Monday, March 11, 2024

  • Monday, March 11, 2024
  • Elder of Ziyon
In The New York Times, Raja Abdulrahim writes about Israel's keeping the Temple Mount safe for all people during Ramadan, which she characterizes as "restrictions." 

Some of the most provocative episodes have been raids into the Aqsa compound by baton-wielding police forces firing tear gas and sponge-tipped bullets who have clashed with Palestinians throwing stones and setting off fireworks.  

 Which started first, the raids or the rioting?


Last year, it was young Palestinian men who refused to leave the compound according to an agreement signed by the Waqf. They specifically stayed there overnight in order to block Jews from visiting the site. They stockpiled banks of fireworks and stones and blockaded doors. 

The New York Times never reported about the agreement. It has a theme that all violence is initiated and planned by Israeli security, and it will ignore any facts that disagree with that theme. 

The anti-Israel bias suffuses this article. For example, the Muslim claims about the site are accepted as true, the Jewish claims are just claims:

Every Friday, Yousef visits Jerusalem’s Old City to pray at Al Aqsa, the third holiest site for Muslims and part of the compound sacred to Jewish people, who call it the Temple Mount.

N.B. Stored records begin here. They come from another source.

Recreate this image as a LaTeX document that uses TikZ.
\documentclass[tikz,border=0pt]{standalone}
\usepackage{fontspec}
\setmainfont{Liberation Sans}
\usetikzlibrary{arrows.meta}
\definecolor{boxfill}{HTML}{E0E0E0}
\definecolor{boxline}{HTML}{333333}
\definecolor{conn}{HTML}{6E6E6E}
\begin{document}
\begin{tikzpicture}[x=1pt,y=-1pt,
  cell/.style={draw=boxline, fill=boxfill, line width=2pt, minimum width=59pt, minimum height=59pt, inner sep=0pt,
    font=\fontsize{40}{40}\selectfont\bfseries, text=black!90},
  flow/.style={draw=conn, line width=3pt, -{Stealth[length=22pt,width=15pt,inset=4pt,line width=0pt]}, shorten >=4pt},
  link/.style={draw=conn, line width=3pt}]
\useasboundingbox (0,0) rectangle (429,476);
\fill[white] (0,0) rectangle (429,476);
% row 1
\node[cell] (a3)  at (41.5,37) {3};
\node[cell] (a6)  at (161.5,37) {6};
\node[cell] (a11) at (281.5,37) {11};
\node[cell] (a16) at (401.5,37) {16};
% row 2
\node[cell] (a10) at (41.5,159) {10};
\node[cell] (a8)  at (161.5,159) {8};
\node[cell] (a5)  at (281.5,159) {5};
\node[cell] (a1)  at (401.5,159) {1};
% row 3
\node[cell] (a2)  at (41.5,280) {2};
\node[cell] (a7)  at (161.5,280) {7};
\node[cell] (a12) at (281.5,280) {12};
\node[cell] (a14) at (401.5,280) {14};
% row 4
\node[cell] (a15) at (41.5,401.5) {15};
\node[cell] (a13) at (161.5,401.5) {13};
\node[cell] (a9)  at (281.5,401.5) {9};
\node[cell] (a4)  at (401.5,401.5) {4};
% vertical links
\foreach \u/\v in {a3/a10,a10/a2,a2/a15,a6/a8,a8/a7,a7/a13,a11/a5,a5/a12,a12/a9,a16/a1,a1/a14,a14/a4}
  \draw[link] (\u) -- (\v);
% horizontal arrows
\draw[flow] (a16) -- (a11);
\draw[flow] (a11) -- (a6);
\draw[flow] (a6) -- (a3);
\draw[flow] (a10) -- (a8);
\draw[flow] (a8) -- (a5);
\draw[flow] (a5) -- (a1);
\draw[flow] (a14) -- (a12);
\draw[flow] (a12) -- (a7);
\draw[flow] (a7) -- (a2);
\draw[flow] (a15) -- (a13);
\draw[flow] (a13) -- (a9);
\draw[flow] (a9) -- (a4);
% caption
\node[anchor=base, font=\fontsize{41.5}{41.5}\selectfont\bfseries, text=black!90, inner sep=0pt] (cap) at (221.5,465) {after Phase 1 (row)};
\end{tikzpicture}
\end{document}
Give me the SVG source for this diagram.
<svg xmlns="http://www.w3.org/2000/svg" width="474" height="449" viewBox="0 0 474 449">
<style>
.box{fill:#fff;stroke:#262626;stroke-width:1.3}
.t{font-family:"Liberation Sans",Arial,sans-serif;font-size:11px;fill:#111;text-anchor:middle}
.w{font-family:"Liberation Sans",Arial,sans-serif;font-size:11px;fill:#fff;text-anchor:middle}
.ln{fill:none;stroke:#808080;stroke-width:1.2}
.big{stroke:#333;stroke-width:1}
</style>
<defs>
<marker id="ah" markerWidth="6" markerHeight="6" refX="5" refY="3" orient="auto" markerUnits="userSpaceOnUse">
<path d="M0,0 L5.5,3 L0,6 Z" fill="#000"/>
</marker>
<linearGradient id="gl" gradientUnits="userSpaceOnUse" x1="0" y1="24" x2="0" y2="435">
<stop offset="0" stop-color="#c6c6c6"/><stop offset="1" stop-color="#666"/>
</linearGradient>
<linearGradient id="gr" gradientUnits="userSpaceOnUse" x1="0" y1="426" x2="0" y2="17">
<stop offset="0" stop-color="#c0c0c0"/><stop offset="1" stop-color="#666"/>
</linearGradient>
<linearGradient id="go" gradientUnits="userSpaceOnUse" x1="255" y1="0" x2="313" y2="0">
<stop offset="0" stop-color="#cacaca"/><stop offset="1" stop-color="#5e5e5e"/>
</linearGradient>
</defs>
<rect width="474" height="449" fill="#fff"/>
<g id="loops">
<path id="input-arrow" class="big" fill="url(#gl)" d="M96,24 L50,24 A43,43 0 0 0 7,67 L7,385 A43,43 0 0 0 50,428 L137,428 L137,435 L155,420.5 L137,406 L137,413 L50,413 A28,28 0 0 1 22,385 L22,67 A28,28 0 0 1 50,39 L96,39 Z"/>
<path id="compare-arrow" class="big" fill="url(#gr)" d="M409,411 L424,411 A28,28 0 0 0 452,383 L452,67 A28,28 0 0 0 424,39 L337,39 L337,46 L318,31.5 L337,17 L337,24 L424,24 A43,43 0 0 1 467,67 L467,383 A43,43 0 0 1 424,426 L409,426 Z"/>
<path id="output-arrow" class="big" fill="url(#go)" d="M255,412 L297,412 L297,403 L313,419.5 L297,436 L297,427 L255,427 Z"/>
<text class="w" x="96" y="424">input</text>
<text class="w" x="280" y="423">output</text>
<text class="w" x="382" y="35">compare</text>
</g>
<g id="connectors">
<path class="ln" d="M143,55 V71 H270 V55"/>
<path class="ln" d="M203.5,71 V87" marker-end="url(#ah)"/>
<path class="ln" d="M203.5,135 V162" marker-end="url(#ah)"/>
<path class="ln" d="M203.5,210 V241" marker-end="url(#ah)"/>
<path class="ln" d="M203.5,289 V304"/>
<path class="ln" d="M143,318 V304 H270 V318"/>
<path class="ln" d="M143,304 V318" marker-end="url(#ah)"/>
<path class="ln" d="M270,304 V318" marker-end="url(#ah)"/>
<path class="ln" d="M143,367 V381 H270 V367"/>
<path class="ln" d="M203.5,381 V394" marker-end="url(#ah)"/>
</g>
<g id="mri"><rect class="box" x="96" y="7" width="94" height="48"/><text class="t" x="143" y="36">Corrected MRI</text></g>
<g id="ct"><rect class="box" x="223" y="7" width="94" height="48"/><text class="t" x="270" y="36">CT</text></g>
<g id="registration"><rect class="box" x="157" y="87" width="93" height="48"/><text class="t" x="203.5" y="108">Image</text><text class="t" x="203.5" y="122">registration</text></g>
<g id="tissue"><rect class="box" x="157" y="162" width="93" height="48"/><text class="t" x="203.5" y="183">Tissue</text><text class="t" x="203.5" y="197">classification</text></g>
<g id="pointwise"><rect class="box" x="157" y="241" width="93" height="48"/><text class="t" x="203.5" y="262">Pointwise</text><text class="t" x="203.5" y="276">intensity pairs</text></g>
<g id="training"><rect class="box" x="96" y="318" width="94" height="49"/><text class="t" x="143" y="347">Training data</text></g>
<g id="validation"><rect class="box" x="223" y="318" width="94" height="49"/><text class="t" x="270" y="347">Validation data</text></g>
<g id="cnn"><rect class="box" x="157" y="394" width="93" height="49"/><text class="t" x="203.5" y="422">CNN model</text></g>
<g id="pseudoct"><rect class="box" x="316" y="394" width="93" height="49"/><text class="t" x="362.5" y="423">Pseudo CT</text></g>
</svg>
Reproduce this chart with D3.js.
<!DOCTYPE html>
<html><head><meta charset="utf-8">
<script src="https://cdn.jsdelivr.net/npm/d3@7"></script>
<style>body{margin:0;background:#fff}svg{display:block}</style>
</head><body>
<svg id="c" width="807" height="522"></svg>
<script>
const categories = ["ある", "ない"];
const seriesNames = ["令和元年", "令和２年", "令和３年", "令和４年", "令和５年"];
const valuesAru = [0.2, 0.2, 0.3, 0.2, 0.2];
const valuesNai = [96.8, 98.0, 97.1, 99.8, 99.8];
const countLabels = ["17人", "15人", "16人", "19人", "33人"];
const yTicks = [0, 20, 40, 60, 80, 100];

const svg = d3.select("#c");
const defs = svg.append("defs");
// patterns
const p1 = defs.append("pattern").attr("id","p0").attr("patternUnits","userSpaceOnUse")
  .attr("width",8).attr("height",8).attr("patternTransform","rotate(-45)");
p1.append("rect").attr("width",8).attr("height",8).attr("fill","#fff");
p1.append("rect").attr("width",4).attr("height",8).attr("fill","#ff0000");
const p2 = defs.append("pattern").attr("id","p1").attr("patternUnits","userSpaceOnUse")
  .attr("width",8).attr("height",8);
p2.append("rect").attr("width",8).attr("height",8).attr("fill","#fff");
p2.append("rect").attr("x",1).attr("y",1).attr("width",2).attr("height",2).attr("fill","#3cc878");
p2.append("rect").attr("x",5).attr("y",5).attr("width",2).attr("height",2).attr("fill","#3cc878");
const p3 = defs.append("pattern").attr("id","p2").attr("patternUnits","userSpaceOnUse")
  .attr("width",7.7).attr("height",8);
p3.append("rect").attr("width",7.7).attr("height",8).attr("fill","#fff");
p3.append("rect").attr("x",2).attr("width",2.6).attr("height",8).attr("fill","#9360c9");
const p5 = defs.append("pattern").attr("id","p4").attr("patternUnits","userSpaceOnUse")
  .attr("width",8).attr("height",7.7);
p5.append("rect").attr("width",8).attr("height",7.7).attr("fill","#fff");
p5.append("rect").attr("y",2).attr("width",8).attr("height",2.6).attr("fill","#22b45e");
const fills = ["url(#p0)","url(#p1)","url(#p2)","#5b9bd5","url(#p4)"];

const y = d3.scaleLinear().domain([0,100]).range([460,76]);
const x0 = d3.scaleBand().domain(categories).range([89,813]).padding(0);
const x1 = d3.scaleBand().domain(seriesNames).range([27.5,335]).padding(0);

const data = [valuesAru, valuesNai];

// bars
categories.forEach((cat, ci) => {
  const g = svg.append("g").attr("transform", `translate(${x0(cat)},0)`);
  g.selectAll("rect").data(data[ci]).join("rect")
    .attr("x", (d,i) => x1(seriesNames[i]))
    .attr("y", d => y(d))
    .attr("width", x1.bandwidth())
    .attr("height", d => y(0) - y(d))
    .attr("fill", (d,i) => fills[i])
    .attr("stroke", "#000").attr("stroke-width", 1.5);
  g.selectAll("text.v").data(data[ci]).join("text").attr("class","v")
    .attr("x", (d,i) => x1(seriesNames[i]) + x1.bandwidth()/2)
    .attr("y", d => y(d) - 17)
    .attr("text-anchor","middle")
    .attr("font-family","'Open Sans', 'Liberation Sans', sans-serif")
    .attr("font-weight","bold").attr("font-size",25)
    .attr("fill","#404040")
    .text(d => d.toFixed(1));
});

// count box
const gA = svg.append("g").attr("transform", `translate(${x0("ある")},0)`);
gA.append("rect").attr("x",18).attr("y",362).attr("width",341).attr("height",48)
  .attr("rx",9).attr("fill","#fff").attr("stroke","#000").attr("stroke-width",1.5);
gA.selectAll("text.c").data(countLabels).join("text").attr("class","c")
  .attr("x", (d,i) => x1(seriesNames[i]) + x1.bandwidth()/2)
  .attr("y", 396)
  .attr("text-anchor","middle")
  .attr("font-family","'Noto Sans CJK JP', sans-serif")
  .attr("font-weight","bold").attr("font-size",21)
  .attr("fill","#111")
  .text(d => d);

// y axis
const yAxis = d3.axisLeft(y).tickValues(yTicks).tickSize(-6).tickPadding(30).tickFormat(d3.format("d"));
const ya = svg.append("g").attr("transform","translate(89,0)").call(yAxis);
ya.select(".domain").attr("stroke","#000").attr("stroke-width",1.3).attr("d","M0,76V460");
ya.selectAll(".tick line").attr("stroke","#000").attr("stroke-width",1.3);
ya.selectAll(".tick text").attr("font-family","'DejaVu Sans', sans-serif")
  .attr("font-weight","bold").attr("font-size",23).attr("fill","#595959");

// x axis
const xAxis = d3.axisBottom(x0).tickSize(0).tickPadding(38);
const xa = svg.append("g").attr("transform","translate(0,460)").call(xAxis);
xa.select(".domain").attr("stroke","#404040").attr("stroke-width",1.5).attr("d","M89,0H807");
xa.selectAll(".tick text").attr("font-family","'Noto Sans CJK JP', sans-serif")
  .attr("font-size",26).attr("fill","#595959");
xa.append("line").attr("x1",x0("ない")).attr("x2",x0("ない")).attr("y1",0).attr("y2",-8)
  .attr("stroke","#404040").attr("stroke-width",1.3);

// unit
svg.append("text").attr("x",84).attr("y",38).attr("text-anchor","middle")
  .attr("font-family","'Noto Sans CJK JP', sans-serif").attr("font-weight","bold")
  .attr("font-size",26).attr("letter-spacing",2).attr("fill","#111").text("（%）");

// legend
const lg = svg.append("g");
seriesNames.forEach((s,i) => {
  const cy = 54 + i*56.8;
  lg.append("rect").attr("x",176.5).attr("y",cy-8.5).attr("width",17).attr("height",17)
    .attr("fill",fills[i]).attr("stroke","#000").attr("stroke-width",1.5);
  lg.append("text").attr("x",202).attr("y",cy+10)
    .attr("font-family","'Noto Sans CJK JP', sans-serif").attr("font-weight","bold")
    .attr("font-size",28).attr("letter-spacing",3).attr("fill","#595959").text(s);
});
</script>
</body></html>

...Many Palestinians say their access to Al Aqsa compound has become increasingly restricted in favor of Jews, who consider the Temple Mount the most sacred place in Judaism. 

Al Aqsa is claimed, as established fact, to be the third holiest place for all Muslims - even though Shiites have traditionally seen Karbala and Najaf as pilgrimage sites ahead of Jerusalem in importance. (Some also believe that the Al Aqsa mosque mentioned in the Quran is in the heavens, not Jerusalem.

But Jews only "consider" the Temple Mount to be the holiest place in Judaism.

Beyond that, security measures at holy sites are only considered onerous when Jews are involved.

Seth Frantzman once compared the security measures in place between the Temple Mount and other religious holy sites. The Kaaba in Mecca has "5,000 CCTV cameras and over 100,000 people employed to provide security during the annual Hajj" as well as electronic screening devices around all of Mecca, where every non-Muslim is banned. St. Peters Square in Rome, which used to be open, now has thousands of police, checkpoints and metal detectors, and even nuns can be searched. He found similar security measures in Buddhist and Sikh holy places. 

And all of them are in place because of specific fears of Muslim terrorism.

Here's the NYT photo of Muslims who could not enter the Temple Mount on Friday and prayed on a sidewalk outside the walls instead.


All young men. And no harassment from police for an unauthorized gathering in a public street blocking pedestrian traffic.

Freedom to pray is important, but it is not more important than security. Framing the very reasonable and universal requirement for safety and security as being anti-Muslim restrictions by Jews is false and slanderous. 

It is Muslim terrorism and Muslim rioting that prompt these security measures to begin with, not Islamophobia nor Jewish supremacism.